James applied for Disability Insurance Benefits under Title II of the Social Security Act in 2021. (Admin. Record at 159–65 (Dkts. 6, 6-1–6-10) [hereinafter “R.”].) The benefits were denied on initial review and reconsideration. (R. 78–79, 85–86.) After filing a request for a hearing, (R. 89–90), James appeared before Administrative Law Judge (“ALJ”) Holly Munday on November 15, 2023. (R. 34–60.) At the hearing, a vocational expert (“VE”), Dr.

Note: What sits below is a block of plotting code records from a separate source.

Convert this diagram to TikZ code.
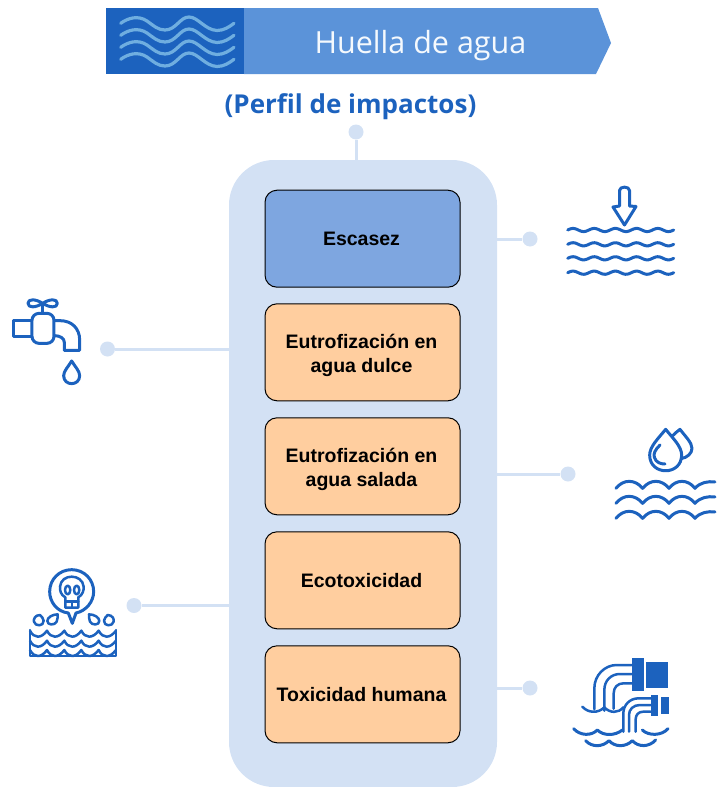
\documentclass[tikz,border=0pt]{standalone}
\usepackage{fontspec}
\setmainfont{Open Sans}
\newfontfamily\boxfont{Liberation Sans}[BoldFont={Liberation Sans Bold}]
\definecolor{dblue}{HTML}{1C62BE}
\definecolor{lblue}{HTML}{5B93D9}
\definecolor{wblue}{HTML}{6FAEE0}
\definecolor{panel}{HTML}{D3E1F4}
\definecolor{bluebox}{HTML}{7EA6E0}
\definecolor{orangebox}{HTML}{FFCE9F}
\tikzset{
  ico/.style={draw=dblue,line width=3pt,line cap=round,line join=round},
  icothin/.style={draw=dblue,line width=2.5pt,line cap=round,line join=round},
  impact/.style={draw=black,line width=1pt,rounded corners=12pt,minimum width=195pt,minimum height=97pt,inner sep=0pt,align=center,font=\boxfont\bfseries\fontsize{19.5}{24}\selectfont},
  dotnode/.style={circle,fill=panel,minimum size=15pt,inner sep=0pt},
  link/.style={draw=panel,line width=3pt}
}
\begin{document}
\begin{tikzpicture}[x=1pt,y=-1pt]
\useasboundingbox (0,0) rectangle (716,787);
% header
\fill[lblue] (244,8) -- (598,8) -- (611,43) -- (596,74) -- (244,74) -- cycle;
\fill[dblue] (106,8) rectangle (244,74);
\foreach \d in {0,12,24,36}{
  \draw[wblue,line width=3.2pt,line cap=round] (120.7,23.3+\d)
    .. controls (128,18+\d) and (138,15+\d) .. (147,21+\d)
    .. controls (154,26+\d) and (158,30+\d) .. (165,30+\d)
    .. controls (176,30+\d) and (180,17+\d) .. (189,17+\d)
    .. controls (198,17+\d) and (205,30+\d) .. (217,30.5+\d)
    .. controls (224,30.5+\d) and (229,27+\d) .. (234,23.3+\d);
}
\node[text=white!94!lblue,font=\fontsize{30.5}{34}\selectfont,anchor=center] (title) at (420.5,46) {Huella de agua};
\node[text=dblue,font=\bfseries\fontsize{26}{30}\selectfont,anchor=center] (subtitle) at (350.5,107) {(Perfil de impactos)};
% panel
\node[fill=panel,rounded corners=45pt,minimum width=268pt,minimum height=627pt,inner sep=0pt] (pan) at (363,473.5) {};
% boxes
\node[impact,fill=bluebox] (b1) at (362.5,238.7) {\hspace*{-2pt}Escasez};
\node[impact,fill=orangebox] (b2) at (362.5,352.3) {\raisebox{-8pt}[0pt][0pt]{\parbox{188pt}{\centering Eutrofización en\\agua dulce}}\hspace*{2pt}};
\node[impact,fill=orangebox] (b3) at (362.5,466.3) {\raisebox{-8pt}[0pt][0pt]{\parbox{188pt}{\centering Eutrofización en\\agua salada}}\hspace*{2pt}};
\node[impact,fill=orangebox] (b4) at (362.5,580.3) {\hspace*{-2pt}Ecotoxicidad};
\node[impact,fill=orangebox] (b5) at (362.5,694.3) {\hspace*{-2pt}Toxicidad humana};
% connector dots
\node[dotnode] (dt) at (356,132) {};
\node[dotnode] (d1) at (530,239) {};
\node[dotnode] (d2) at (107.5,349) {};
\node[dotnode] (d3) at (568,474) {};
\node[dotnode] (d4) at (134,605.5) {};
\node[dotnode] (d5) at (530,688) {};
\draw[link] (dt) -- (dt |- pan.north);
\draw[link] (d1) -- (pan.east |- d1);
\draw[link] (d2) -- (pan.west |- d2);
\draw[link] (d3) -- (pan.east |- d3);
\draw[link] (d4) -- (pan.west |- d4);
\draw[link] (d5) -- (pan.east |- d5);
% tap icon
\begin{scope}[shift={(0,285)},x=0.3333pt,y=-0.3333pt]
  \draw[ico] (95,105) -- (40,105) -- (40,155) -- (95,155);
  \draw[ico,rounded corners=7pt] (96,85) rectangle (162,175);
  \draw[ico] (128,85) -- (128,58);
  \draw[ico] (128,55) .. controls (108,42) and (84,40) .. (84,55) .. controls (84,70) and (108,68) .. (128,55)
     .. controls (148,42) and (172,40) .. (172,55) .. controls (172,70) and (148,68) .. (128,55);
  \draw[ico] (164,107) -- (180,107) .. controls (215,107) and (239,130) .. (239,165) -- (239,196) -- (193,196) -- (193,172) .. controls (193,160) and (180,152) .. (164,152);
  \draw[ico] (215,228) .. controls (205,245) and (191,258) .. (191,272) .. controls (191,304) and (239,304) .. (239,272) .. controls (239,258) and (225,245) .. (215,228) -- cycle;
\end{scope}
% arrow and waves icon
\draw[ico] (619.5,204) -- (619.5,190.5) .. controls (619.5,186) and (629.5,186) .. (629.5,190.5) -- (629.5,206) -- (636,206.5) -- (624.5,225) -- (613,207) -- (619.5,206) -- cycle;
\foreach \yy in {230,244.3,258.3,272.7}{
  \draw[ico] plot[smooth,domain=0:106,samples=60] ({567.7+\x},{\yy-1.6*sin(\x*16.98)});
}
% drops icon
\begin{scope}[shift={(600,420)},x=0.3333pt,y=-0.3333pt]
  \draw[ico] (197,28) .. controls (175,55) and (149,80) .. (149,105) .. controls (149,168) and (245,168) .. (245,105) .. controls (245,80) and (219,55) .. (197,28) -- cycle;
  \draw[ico] (218,47) .. controls (225,40) and (233,33) .. (240,28) .. controls (255,48) and (276,68) .. (276,85) .. controls (276,100) and (262,113) .. (243,116);
  \draw[ico] (180,75) .. controls (165,90) and (160,100) .. (163,112) .. controls (168,128) and (182,132) .. (195,132);
  \foreach \yy in {205,250,295}{
    \draw[ico] (48,\yy) .. controls (70,\yy-28) and (105,\yy-28) .. (128,\yy)
       .. controls (150,\yy-28) and (185,\yy-28) .. (207,\yy)
       .. controls (229,\yy-28) and (263,\yy-28) .. (285,\yy)
       .. controls (300,\yy-18) and (325,\yy-22) .. (345,\yy-19);
  }
\end{scope}
% skull icon
\begin{scope}[shift={(20,560)},x=0.3333pt,y=-0.3333pt]
  \draw[ico] (145,159) .. controls (110,155) and (89,125) .. (89,95) .. controls (89,58) and (118,29) .. (155,29) .. controls (192,29) and (221,58) .. (221,95) .. controls (221,125) and (198,153) .. (168,159) -- (157,190) -- cycle;
  \draw[icothin] (136,112) .. controls (122,105) and (119,90) .. (120,80) .. controls (122,60) and (138,50) .. (155,50) .. controls (172,50) and (189,60) .. (191,80) .. controls (192,90) and (188,105) .. (175,112) -- (175,143) -- (136,143) -- cycle;
  \draw[icothin] (143,90) ellipse (8 and 13);
  \draw[icothin] (170,90) ellipse (8 and 13);
  \draw[icothin] (136,125) -- (175,125);
  \draw[icothin] (155.5,125) -- (155.5,143);
  \draw[icothin] (60,165) .. controls (45,165) and (40,178) .. (42,185) .. controls (45,200) and (72,200) .. (71,182) .. controls (70,175) and (65,170) .. (60,165) -- cycle;
  \draw[icothin] (113,163) .. controls (98,163) and (82,172) .. (82,183) .. controls (82,196) and (104,197) .. (110,185) .. controls (113,178) and (113,170) .. (113,163) -- cycle;
  \draw[icothin] (207,163) .. controls (222,163) and (238,172) .. (238,183) .. controls (238,196) and (216,197) .. (210,185) .. controls (207,178) and (207,170) .. (207,163) -- cycle;
  \draw[icothin] (263,165) .. controls (278,165) and (283,178) .. (281,185) .. controls (278,200) and (251,200) .. (252,182) .. controls (253,175) and (258,170) .. (263,165) -- cycle;
  \draw[icothin] (30,210) -- (30,288) -- (288,288) -- (288,210);
  \foreach \yy in {212,242,270}{
    \draw[icothin] (30,\yy) .. controls (42,\yy+24) and (64,\yy+24) .. (81,\yy)
      .. controls (93,\yy+24) and (115,\yy+24) .. (133,\yy)
      .. controls (145,\yy+24) and (167,\yy+24) .. (184,\yy)
      .. controls (196,\yy+24) and (218,\yy+24) .. (236,\yy)
      .. controls (248,\yy+24) and (270,\yy+24) .. (288,\yy);
  }
\end{scope}
% pipes icon
\begin{scope}[shift={(565,650)},x=0.3333pt,y=-0.3333pt]
  \fill[dblue] (202,25) rectangle (237,122);
  \fill[dblue] (243,37) rectangle (309,113);
  \fill[dblue] (259,135) rectangle (279,197);
  \fill[dblue] (289,141) rectangle (313,191);
  \draw[icothin] (88,178) -- (88,115) .. controls (88,75) and (120,45) .. (155,45) -- (200,45);
  \draw[icothin] (118,182) -- (118,120) .. controls (118,92) and (138,72) .. (165,72) -- (200,72);
  \draw[icothin] (146,176) -- (146,130) .. controls (146,112) and (158,100) .. (175,100) -- (200,100);
  \draw[icothin] (52,170) .. controls (70,190) and (100,190) .. (118,172) .. controls (135,190) and (160,190) .. (175,172);
  \draw[icothin] (175,245) -- (175,190) .. controls (175,165) and (195,145) .. (220,145) -- (257,145);
  \draw[icothin] (192,245) -- (192,195) .. controls (192,178) and (205,165) .. (225,165) -- (257,165);
  \draw[icothin] (212,245) -- (212,208) .. controls (212,195) and (220,185) .. (235,185) -- (257,185);
  \draw[ico] (26,236) .. controls (45,258) and (80,258) .. (97,240) .. controls (115,258) and (150,258) .. (172,240);
  \draw[ico] (232,240) .. controls (250,258) and (290,258) .. (309,236);
  \draw[ico] (62,272) .. controls (80,292) and (112,292) .. (132,272) .. controls (150,292) and (182,292) .. (202,272) .. controls (220,292) and (252,292) .. (272,270);
\end{scope}
\end{tikzpicture}
\end{document}
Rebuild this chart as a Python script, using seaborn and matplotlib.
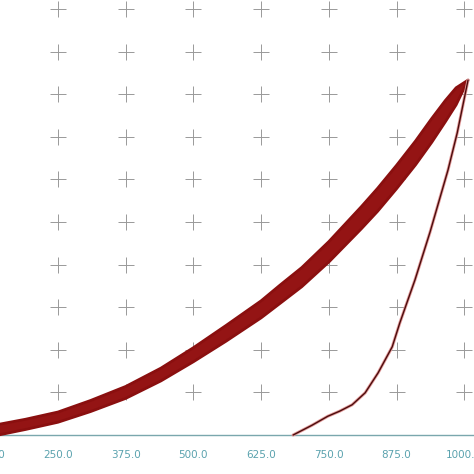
import numpy as np
import pandas as pd
import seaborn as sns
import matplotlib.pyplot as plt
from matplotlib.ticker import MultipleLocator, FormatStrFormatter

# thick band (overlapping loading cycles)
band_x = [120, 140, 190, 250, 310, 375, 440, 500, 560, 625, 660, 700,
          750, 810, 840, 875, 910, 940, 965, 985, 1007]
band_upper = [0.19, 0.25, 0.37, 0.54, 0.81, 1.14, 1.57, 2.05, 2.57, 3.15, 3.52, 3.93,
              4.54, 5.36, 5.79, 6.33, 6.90, 7.43, 7.85, 8.15, 8.33]
band_lower = [-0.05, 0.00, 0.13, 0.30, 0.55, 0.86, 1.27, 1.72, 2.20, 2.75, 3.09, 3.48,
              4.06, 4.84, 5.25, 5.78, 6.34, 6.87, 7.35, 7.75, 8.33]

# thin unloading curve
thin_x = [684, 719, 748, 770, 793, 817, 841, 867, 881, 894, 909, 937, 970, 987, 1007]
thin_y = [0.0, 0.23, 0.44, 0.56, 0.71, 0.99, 1.46, 2.07, 2.63, 3.10, 3.64, 4.77, 6.22, 7.09, 8.33]

x_ticks = [125, 250, 375, 500, 625, 750, 875, 1000]
grid_rows = [1, 2, 3, 4, 5, 6, 7, 8, 9, 10]

sns.set_style("white")
plt.rcParams['font.family'] = ['DejaVu Sans']

fig = plt.figure(figsize=(4.74, 4.74), dpi=100)
# axes reach a bit past the left edge so the cut 125.0 label shows
ax = fig.add_axes([-30 / 474, 0, 504 / 474, 1])

# grid of small crosses
gx, gy = np.meshgrid(x_ticks, grid_rows)
ax.scatter(gx.ravel(), gy.ravel(), marker='+', s=120, color='#999999',
           linewidths=0.7, zorder=1)

ax.fill_between(band_x, band_lower, band_upper, color='#941414',
                edgecolor='#8a0f0f', linewidth=2.0, zorder=3)

thin = pd.DataFrame({'x': thin_x, 'y': thin_y})
sns.lineplot(data=thin, x='x', y='y', ax=ax, color='#e39a9a', linewidth=2.2,
             sort=False, zorder=3)
sns.lineplot(data=thin, x='x', y='y', ax=ax, color='#4a0c0c', linewidth=1.0,
             sort=False, zorder=4)

ax.set_xlim(87.5, 1018)
ax.set_ylim(-0.915, 10.21)

for s in ['top', 'right', 'left']:
    ax.spines[s].set_visible(False)
ax.spines['bottom'].set_position(('data', 0))
ax.spines['bottom'].set_color('#7aa7ad')
ax.spines['bottom'].set_linewidth(1.0)

ax.xaxis.set_major_locator(MultipleLocator(125))
ax.xaxis.set_minor_locator(MultipleLocator(62.5))
ax.xaxis.set_major_formatter(FormatStrFormatter('%.1f'))
ax.tick_params(axis='x', which='major', direction='inout', length=9, width=0.8,
               color='#7aa7ad', labelcolor='#5aa2ae', labelsize=7.5, pad=6)
ax.tick_params(axis='x', which='minor', direction='inout', length=4, width=0.8,
               color='#7aa7ad')
ax.set_yticks([])
ax.set_xlabel('')
ax.set_ylabel('')

fig.savefig('out.png', dpi=100)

William

Reed, testified as to the classifications of James’s past work and responded to questions from the ALJ and James’s attorney. (R. 37–60.) First, the ALJ asked Dr. Reed to “identify [James’s] past work and explain his skills.” (R. 45.) Dr. Reed described James’s past “carpenter work” as follows: The claimant has testified that it was a light exertional demand as they’re even lifting ten to 15 pounds. He testified that in the heavier lifting, he was either put on parts, that he didn’t wear a tool belt or that he had a helper that lifted heavier weight. Therefore, based on the claimant’s testimony, the work as he performed it, [Dictionary of Occupational Title (“DOT”)] number for carpenter is 860.381-022, skilled work, SVP: 7, and was medium per the DOT last reviewed and mostly reported. (Id.) The ALJ followed up with two hypothetical questions for Dr. Reed: Q: I would like you to assume a hypothetical individual of the claimant’s age, education, and past work you just described. Let us assume an individual is able to lift 25 pounds occasionally and frequently. How would you characterize that as far as medium or light[,] Dr.